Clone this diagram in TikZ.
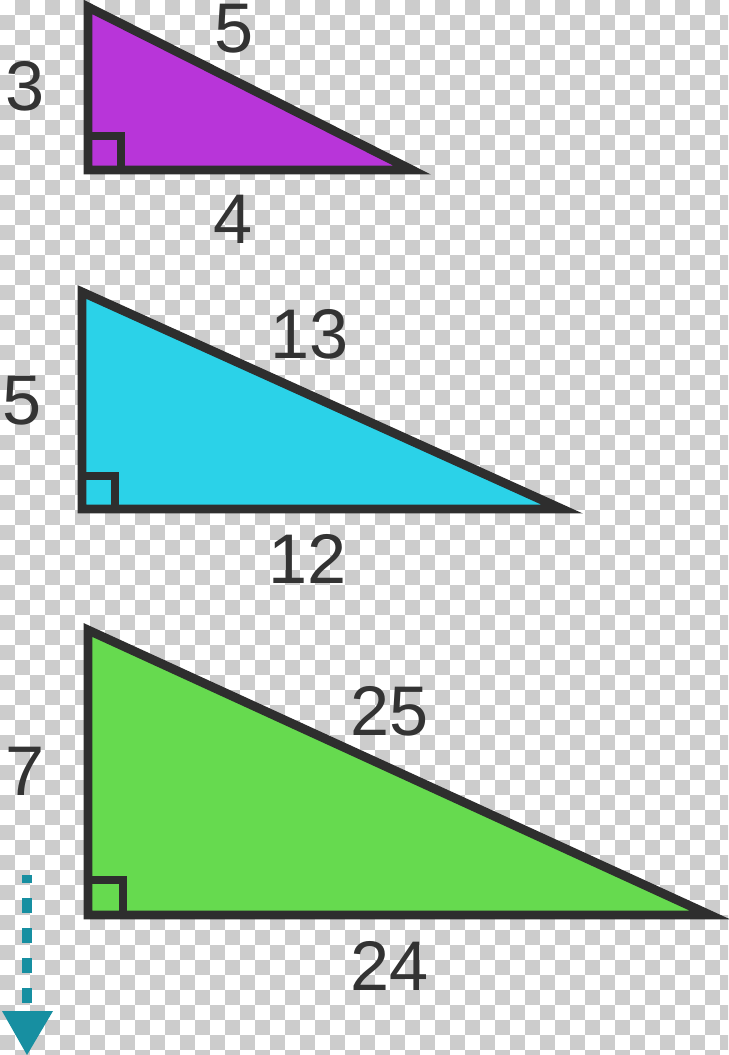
\documentclass[tikz,border=0pt]{standalone}
\usepackage{fontspec}
\setmainfont{Liberation Sans}
\definecolor{checkgray}{HTML}{CCCCCC}
\definecolor{edgegray}{HTML}{2E2E2E}
\definecolor{triviolet}{HTML}{B835D9}
\definecolor{tricyan}{HTML}{2BD2E8}
\definecolor{trigreen}{HTML}{66DA4F}
\definecolor{arrowteal}{HTML}{178FA1}
\definecolor{labelgray}{HTML}{333333}
\tikzset{
  tri/.style={draw=edgegray, line width=5.1pt, line join=miter, miter limit=20},
  sidelabel/.style={text=labelgray, font=\fontsize{40}{48}\selectfont, inner sep=0pt},
}
\begin{document}
\begin{tikzpicture}[x=0.02cm,y=-0.02cm]
  \useasboundingbox (0,0) rectangle (728,1055);

  % Checkered background
  \begin{scope}
    \clip (0,0) rectangle (728,1055);
    \fill[white] (0,0) rectangle (728,1055);
    \foreach \i in {0,...,48} {
      \foreach \j in {0,...,70} {
        \pgfmathtruncatemacro{\odd}{mod(\i+\j,2)}
        \ifnum\odd=1
          \fill[checkgray] (15*\i,15*\j) rectangle ++(15,15); % Grey cell
        \fi
      }
    }
  \end{scope}

  % Triangle 3-4-5
  \coordinate (A1) at (88,7);
  \coordinate (B1) at (88,170);
  \coordinate (C1) at (412,170);
  \filldraw[tri, fill=triviolet] (A1) -- (B1) -- (C1) -- cycle;
  \draw[tri] (B1) rectangle ++(33,-34); % Right angle

  % Triangle 5-12-13
  \coordinate (A2) at (82,292);
  \coordinate (B2) at (82,509);
  \coordinate (C2) at (562,509);
  \filldraw[tri, fill=tricyan] (A2) -- (B2) -- (C2) -- cycle;
  \draw[tri] (B2) rectangle ++(33,-33); % Right angle

  % Triangle 7-24-25
  \coordinate (A3) at (88,630);
  \coordinate (B3) at (88,915);
  \coordinate (C3) at (710,915);
  \filldraw[tri, fill=trigreen] (A3) -- (B3) -- (C3) -- cycle;
  \draw[tri] (B3) rectangle ++(35,-35); % Right angle

  % Label sides
  \node[sidelabel] (hypA) at (234,29) {5};
  \node[sidelabel] (legA) at (25,86) {3};
  \node[sidelabel] (baseA) at (233,219) {4};
  \node[sidelabel] (hypB) at (310,334) {13};
  \node[sidelabel] (legB) at (22,401) {5};
  \node[sidelabel] (baseB) at (308,559) {12};
  \node[sidelabel] (hypC) at (390,711) {25};
  \node[sidelabel] (legC) at (25,771) {7};
  \node[sidelabel] (baseC) at (390,966) {24};

  % Dashed arrow
  \coordinate (arrowtop) at (27,875);
  \coordinate (arrowend) at (27,1003);
  \coordinate (headL) at (2,1011);
  \coordinate (headR) at (53,1011);
  \coordinate (headtip) at (27,1055);
  \draw[arrowteal, line width=5.4pt, dash pattern=on 8.54pt off 8.54pt, dash phase=4pt]
    (arrowtop) -- (arrowend);
  \fill[arrowteal] (headL) -- (headR) -- (headtip) -- cycle;

\end{tikzpicture}
\end{document}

■ ■ ■

_AIM OF THE EXERCISE_
Write out exactly the lines between the start of the data and the line with "rectangle ++(35,-35); % Right angle", including both, but none of the pictures.

_SOLUTION_
Clone this diagram in TikZ.
\documentclass[tikz,border=0pt]{standalone}
\usepackage{fontspec}
\setmainfont{Liberation Sans}
\definecolor{checkgray}{HTML}{CCCCCC}
\definecolor{edgegray}{HTML}{2E2E2E}
\definecolor{triviolet}{HTML}{B835D9}
\definecolor{tricyan}{HTML}{2BD2E8}
\definecolor{trigreen}{HTML}{66DA4F}
\definecolor{arrowteal}{HTML}{178FA1}
\definecolor{labelgray}{HTML}{333333}
\tikzset{
  tri/.style={draw=edgegray, line width=5.1pt, line join=miter, miter limit=20},
  sidelabel/.style={text=labelgray, font=\fontsize{40}{48}\selectfont, inner sep=0pt},
}
\begin{document}
\begin{tikzpicture}[x=0.02cm,y=-0.02cm]
  \useasboundingbox (0,0) rectangle (728,1055);

  % Checkered background
  \begin{scope}
    \clip (0,0) rectangle (728,1055);
    \fill[white] (0,0) rectangle (728,1055);
    \foreach \i in {0,...,48} {
      \foreach \j in {0,...,70} {
        \pgfmathtruncatemacro{\odd}{mod(\i+\j,2)}
        \ifnum\odd=1
          \fill[checkgray] (15*\i,15*\j) rectangle ++(15,15); % Grey cell
        \fi
      }
    }
  \end{scope}

  % Triangle 3-4-5
  \coordinate (A1) at (88,7);
  \coordinate (B1) at (88,170);
  \coordinate (C1) at (412,170);
  \filldraw[tri, fill=triviolet] (A1) -- (B1) -- (C1) -- cycle;
  \draw[tri] (B1) rectangle ++(33,-34); % Right angle

  % Triangle 5-12-13
  \coordinate (A2) at (82,292);
  \coordinate (B2) at (82,509);
  \coordinate (C2) at (562,509);
  \filldraw[tri, fill=tricyan] (A2) -- (B2) -- (C2) -- cycle;
  \draw[tri] (B2) rectangle ++(33,-33); % Right angle

  % Triangle 7-24-25
  \coordinate (A3) at (88,630);
  \coordinate (B3) at (88,915);
  \coordinate (C3) at (710,915);
  \filldraw[tri, fill=trigreen] (A3) -- (B3) -- (C3) -- cycle;
  \draw[tri] (B3) rectangle ++(35,-35); % Right angle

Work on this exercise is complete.